Muy probablemente, en gran medida, estamos asistiendo hoy a la tan temible cosecha de los frutos podridos, estamos contemplando a nuestro pesar la conversión natural e inevitable de aquellas semillas negras, enterradas ayer, con osadía, en el fértil campo de la más rica ignorancia.
La decadencia de algunas celebridades, ineludible y trágica en determinados casos, obliga casi siempre a adoptar roles grotescos. Lo que podría advertirse en un principio como pícara estrategia o tablón salvavidas, como espaldarazo de emergencia, acaba convirtiéndose invariablemente en sangrienta puntilla, en empujón definitivo que aboca al abismo insondable de la ignominia y del más grueso desprecio.
No habría suficiente tinta en las redes sociales —habría que subir al monte a buscar más— para descalificar exacerbada y groseramente, pongamos por caso, a un célebre y mediático veterinario que, un día cualquiera, inspirado por el capricho de un agudo dolor de muelas, se decidiese a opinar abiertamente sobre las particularidades de la escena teatral, sobre la conveniencia de abordar el verso de una u otra manera, sobre la oportunidad de exagerar enfáticamente un gesto o murmurar, con apropiado titubeo, el final de una estrofa.
Claro, que, entonces, no se estaría frivolizando, como ha ocurrido en estos casos, con la salud de una población.
La arrogante ignorancia de algunas celebridades en lastimosa y visible decadencia —que son arropadas inmediatamente, redoble de tambores, por otros fenómenos venidos a menos de la esfera pseudoartística— es tal, es tan terrible y apasionada, tan aparentemente infinita, que no se sonrojan ante las incontestables reacciones del gremio sanitario profesional, que no parpadean siquiera ante las contundentes evidencias que ofrece, como atronadora y desgarrada protesta, la comunidad científica. Harta ésta, por lo demás, de tanto intrusismo nocivo, de tanto vociferante pelagatos y viejas glorias enronquecidas e iluminadas.
Yo, anquilosada celebridad, actriz de polvorienta notoriedad, me encaramo al mullido sillón de la sabiduría y enarbolo sin pudor el cetro macizo de la absoluta verdad, y descalabro con él a quien se atreva a contradecirme.
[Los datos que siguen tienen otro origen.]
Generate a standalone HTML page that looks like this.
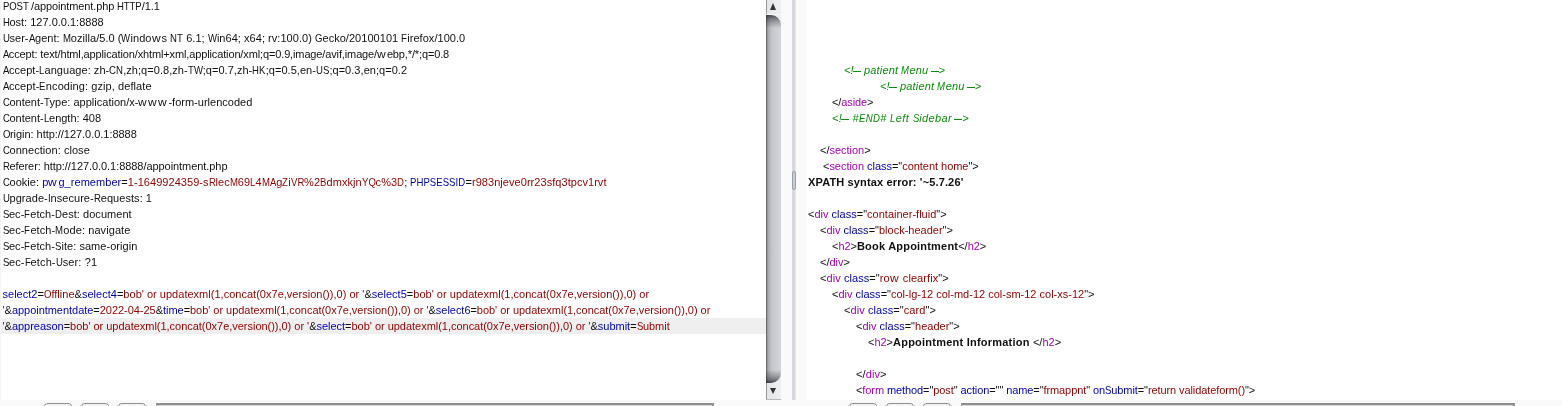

Mi reputación me precede. Aparecí en pelotas en el sagrado celuloide, ergo alguna cosa sé de la vida. De la vida y de lo que se tercie. Hasta de vacunas. Y ay de ti, miserable odiador, que pones en duda mi conocimiento amplio y sin fisuras, ay de ti, mamarracho, que subestimas el poder de mi popularidad, de mi cátedra.
Y así nos luce el pelo, y así, con motivo, se nos va por patas la ciencia.